Authority to Modify Pension Plans
The court emphasized that the authority to modify pension plans must comply with statutory requirements, specifically noting that the Illinois Pension Code only permitted modifications through ordinances or collective bargaining agreements. It stressed that the signature of the CTA's President and the review by the legal department did not suffice to confer authority to amend the Retirement Plan or Supplemental Plan through an administrative procedure. Since 1991 AP 135 was not enacted as required, the court stated that it could not be considered a binding modification to the pension plans, thus failing to create an enforceable property interest for the plaintiffs.

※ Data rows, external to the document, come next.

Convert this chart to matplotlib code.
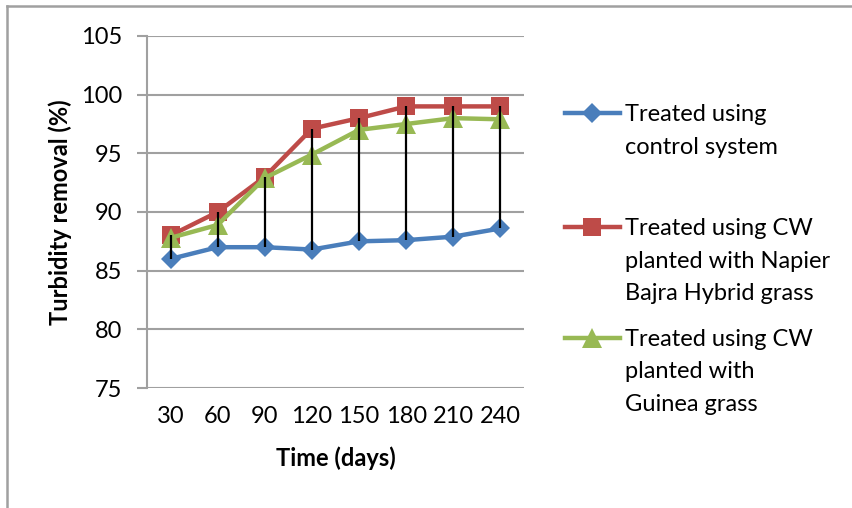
import matplotlib
matplotlib.use("Agg")
import matplotlib.pyplot as plt
from matplotlib.lines import Line2D
import numpy as np

# ---- data ----
days = ["30", "60", "90", "120", "150", "180", "210", "240"]
control = [86.0, 87.0, 87.0, 86.8, 87.5, 87.6, 87.9, 88.6]
napier = [88.0, 90.0, 93.0, 97.1, 98.0, 99.0, 99.0, 99.0]
guinea = [87.8, 88.9, 92.9, 94.9, 97.0, 97.5, 98.0, 97.9]
labels = ["Treated using\ncontrol system",
          "Treated using CW\nplanted with Napier\nBajra Hybrid grass",
          "Treated using CW\nplanted with\nGuinea grass"]
yticks = [75, 80, 85, 90, 95, 100, 105]

colors = ["#4A7EBB", "#BE4B48", "#98B954"]
markers = ["D", "s", "^"]
msizes = [10, 13, 14]

FONT = "Lato"
FS = 17
plt.rcParams["font.family"] = [FONT, "DejaVu Sans"]

W, H = 853, 508
fig = plt.figure(figsize=(W / 100, H / 100), dpi=100)
ax = fig.add_axes([147 / W, 1 - 388 / H, (524 - 147) / W, (388 - 36) / H])

x = np.arange(len(days))
series = [control, napier, guinea]
for s, c, m, ms in zip(series, colors, markers, msizes):
    ax.plot(x, s, color=c, lw=3.2, marker=m, ms=ms, mew=0, zorder=3)

# high-low lines
arr = np.array(series)
ax.vlines(x, arr.min(axis=0), arr.max(axis=0), color="black", lw=1.6, zorder=4)

ax.set_xlim(-0.5, len(days) - 0.5)
ax.set_ylim(75, 105)
ax.set_yticks(yticks)
ax.set_yticklabels([str(t) for t in yticks], fontsize=FS)
ax.set_xticks(x)
ax.set_xticklabels(days, fontsize=FS)
ax.tick_params(axis="x", length=0, pad=13)
ax.tick_params(axis="y", length=7, width=1.5, color="#A0A0A0", pad=11)
ax.yaxis.grid(True, color="#A0A0A0", lw=1.5)
ax.set_axisbelow(True)
for sp in ["top", "right", "bottom"]:
    ax.spines[sp].set_visible(False)
ax.spines["left"].set_color("#A0A0A0")
ax.spines["left"].set_linewidth(1.5)

ax.set_xlabel("Time (days)", fontsize=FS, fontweight="bold", labelpad=14)
ax.set_ylabel("Turbidity removal (%)", fontsize=FS, fontweight="bold", va="center")
ax.yaxis.set_label_coords((60 - 147) / (524 - 147), 0.5)

# chart area border (top and left visible)
fig.add_artist(Line2D([7 / W, 1.0], [1 - 6 / H, 1 - 6 / H], transform=fig.transFigure,
                      color="#A0A0A0", lw=1.8))
fig.add_artist(Line2D([7 / W, 7 / W], [0, 1 - 6 / H], transform=fig.transFigure,
                      color="#A0A0A0", lw=1.8))

# legend (manual, Excel style: handle aligned with first text line)
entry_y = [113, 227, 338]
line_gap = 32.5
for lab, c, m, ms, yc in zip(labels, colors, markers, msizes, entry_y):
    fig.add_artist(Line2D([565 / W, 620 / W], [1 - yc / H, 1 - yc / H],
                          transform=fig.transFigure, color=c, lw=3.2))
    fig.add_artist(Line2D([592.5 / W], [1 - yc / H], transform=fig.transFigure,
                          color=c, marker=m, ms=ms, mew=0, lw=0))
    for i, ln in enumerate(lab.split("\n")):
        yb = yc + i * line_gap + 8
        fig.text(625 / W, 1 - yb / H, ln, fontsize=FS, va="baseline", ha="left")

fig.savefig("out.png", dpi=100)
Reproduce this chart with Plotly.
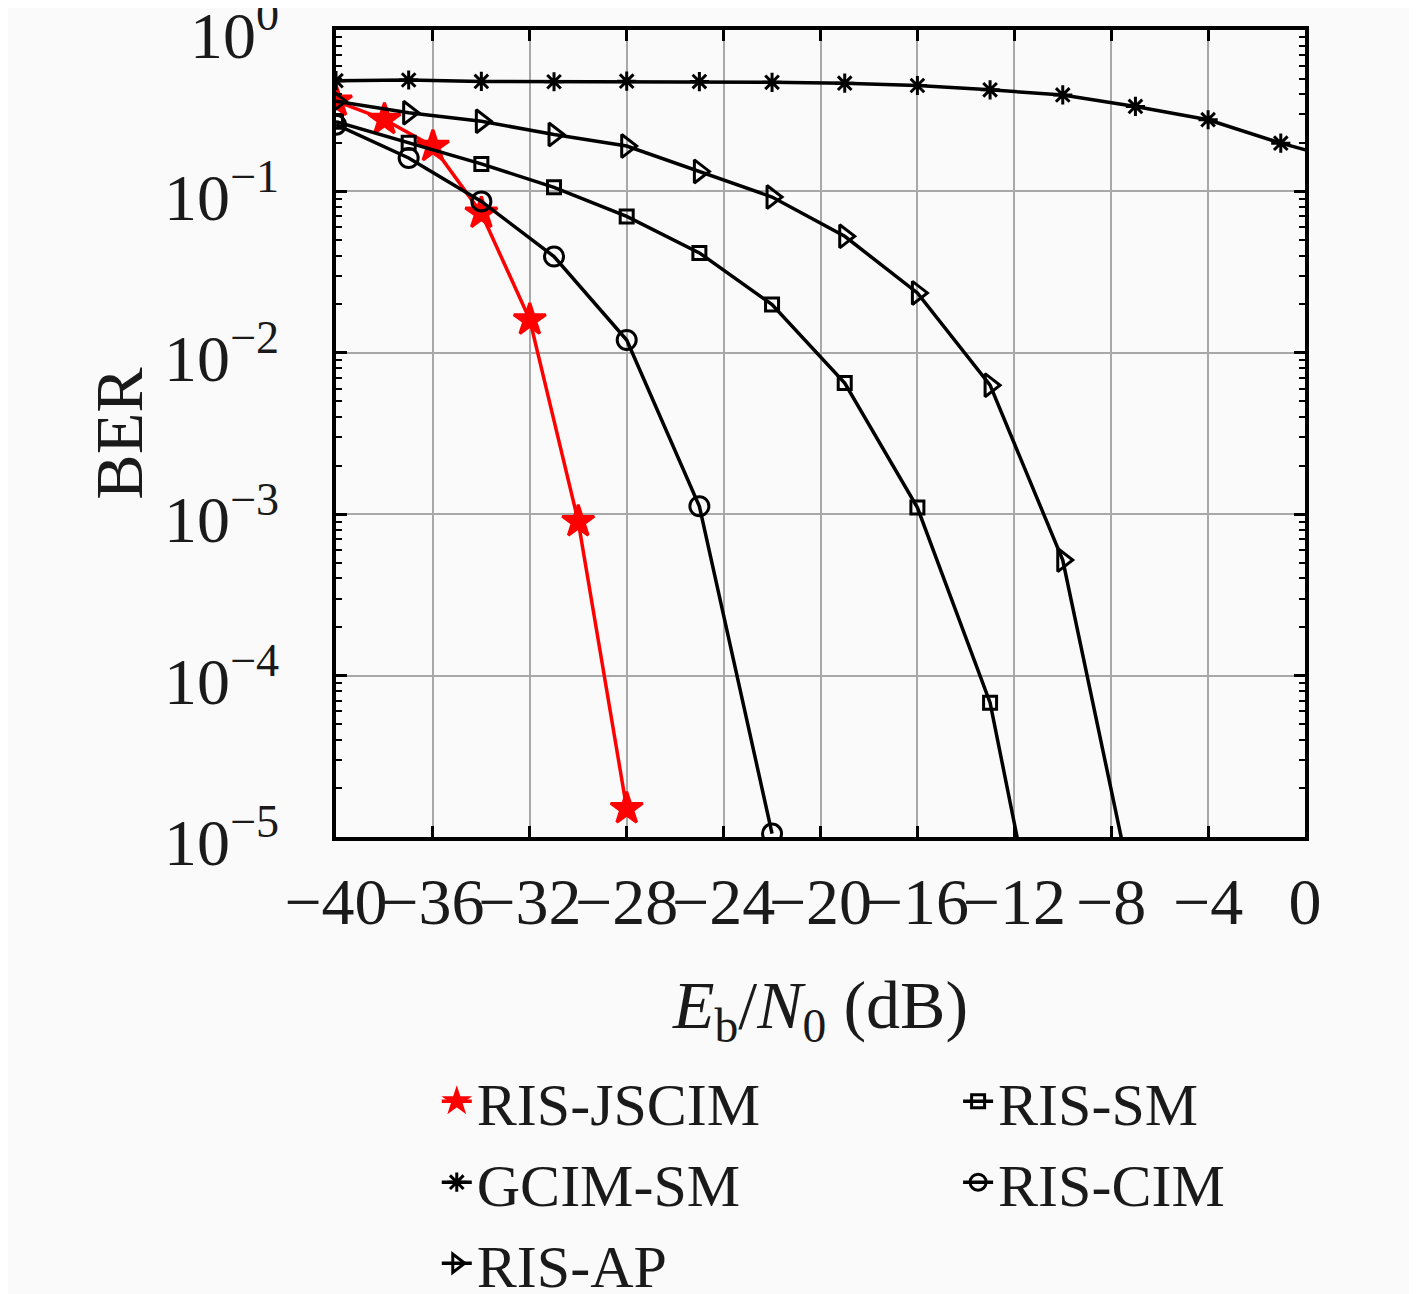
import plotly.graph_objects as go

# Eb/N0 (dB) grids
snr_jscim = [-40, -38, -36, -34, -32, -30, -28]
snr_3db = [-40, -37, -34, -31, -28, -25, -22, -19, -16, -13, -10, -7, -4, -1, 2]

# BER values
ber_jscim = [0.362, 0.279, 0.190, 0.0733, 0.0160, 9.0e-4, 1.5e-5]
ber_gcim = [0.485, 0.49, 0.48, 0.478, 0.482, 0.479, 0.474, 0.468, 0.453, 0.426,
            0.396, 0.336, 0.278, 0.199, 0.15]
ber_ap = [0.362, 0.307, 0.272, 0.225, 0.191, 0.133, 0.0923, 0.0527, 0.0235,
          6.3e-3, 5.2e-4, 3.8e-6]
ber_sm = [0.27, 0.200, 0.148, 0.106, 0.070, 0.0416, 0.0199, 6.5e-3, 1.1e-3,
          6.8e-5, 3.9e-7]
ber_cim = [0.259, 0.161, 0.0867, 0.0395, 0.012, 1.12e-3, 1.05e-5]

x_ticks = [-40, -36, -32, -28, -24, -20, -16, -12, -8, -4, 0]
y_ticks = [1, 0.1, 0.01, 1e-3, 1e-4, 1e-5]
y_ticktext = ["10<sup>0</sup>", "10<sup>−1</sup>", "10<sup>−2</sup>",
              "10<sup>−3</sup>", "10<sup>−4</sup>", "10<sup>−5</sup>"]

FONT = "Liberation Serif"
INK = "#1a1a1a"
BG = "#fafafa"

fig = go.Figure()

def add(x, y, name, color, symbol, size, legend):
    fig.add_trace(go.Scatter(
        x=x, y=y, name=name, mode="lines+markers", legend=legend,
        line=dict(color=color, width=3.5),
        marker=dict(symbol=symbol, size=size, color=color,
                    line=dict(color=color, width=3)),
    ))

add(snr_jscim, ber_jscim, "RIS-JSCIM", "#ff0000", "star", 24, "legend")
add(snr_3db, ber_gcim, "GCIM-SM", "black", "asterisk-open", 16, "legend")
add(snr_3db[:len(ber_ap)], ber_ap, "RIS-AP", "black", "triangle-right-open", 20, "legend")
add(snr_3db[:len(ber_sm)], ber_sm, "RIS-SM", "black", "square-open", 13, "legend2")
add(snr_3db[:len(ber_cim)], ber_cim, "RIS-CIM", "black", "circle-open", 19, "legend2")

minor_vals = [m * 10 ** e for e in range(-5, 0) for m in range(2, 10)]

axis_common = dict(
    showline=True, linewidth=3.5, linecolor="black", mirror="ticks",
    ticks="inside", ticklen=11, tickwidth=2.5, tickcolor="black",
    showgrid=True, gridcolor="#a8a8a8", gridwidth=2, zeroline=False,
    automargin=False, ticklabeloverflow="allow",
    tickfont=dict(family=FONT, size=66, color=INK),
    title_font=dict(family=FONT, size=68, color=INK),
)

fig.update_xaxes(
    range=[-40, 0], tickvals=x_ticks, tickangle=0, ticklabelstandoff=4,
    title=dict(text="<i>E</i><sub>b</sub>/<i>N</i><sub>0</sub> (dB)", standoff=44),
    **axis_common,
)
fig.update_yaxes(
    type="log", range=[-5, 0], tickvals=y_ticks, ticktext=y_ticktext,
    ticklabelstandoff=40, ticklabelshift=5,
    minor=dict(tickvals=minor_vals, ticks="inside", ticklen=6, tickwidth=2,
               tickcolor="black", showgrid=False),
    title=dict(text="BER", standoff=0),
    **axis_common,
)

# the page adds an 8px body margin, so the margins are shifted to compensate
legend_style = dict(font=dict(family=FONT, size=60, color=INK),
                    bgcolor="rgba(0,0,0,0)", yanchor="top", xanchor="left",
                    tracegroupgap=0)
fig.update_layout(
    width=1417, height=1294,
    margin=dict(l=328, r=120, t=22, b=465, autoexpand=False),
    paper_bgcolor=BG, plot_bgcolor=BG,
    legend=dict(x=0.104, y=-0.271, **legend_style),
    legend2=dict(x=0.642, y=-0.271, **legend_style),
)

fig.write_html("out.html")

Conclusion on Property Interest
In conclusion, the court determined that the plaintiffs did not possess a property interest in their claims for bridging service due to the lack of compliance with the statutory requirements for modifying pension benefits. The analysis of the relevant administrative procedures revealed that neither 1991 AP 135 nor 1992 AP 135 established a valid entitlement to the benefits claimed by the plaintiffs. Consequently, the court ruled that the CTA had not violated the plaintiffs' rights by denying their applications, as the modifications they sought were not properly authorized under the law. As a result, the court entered judgment in favor of the CTA, affirming that the denial of the bridging applications was lawful and consistent with the established pension rules.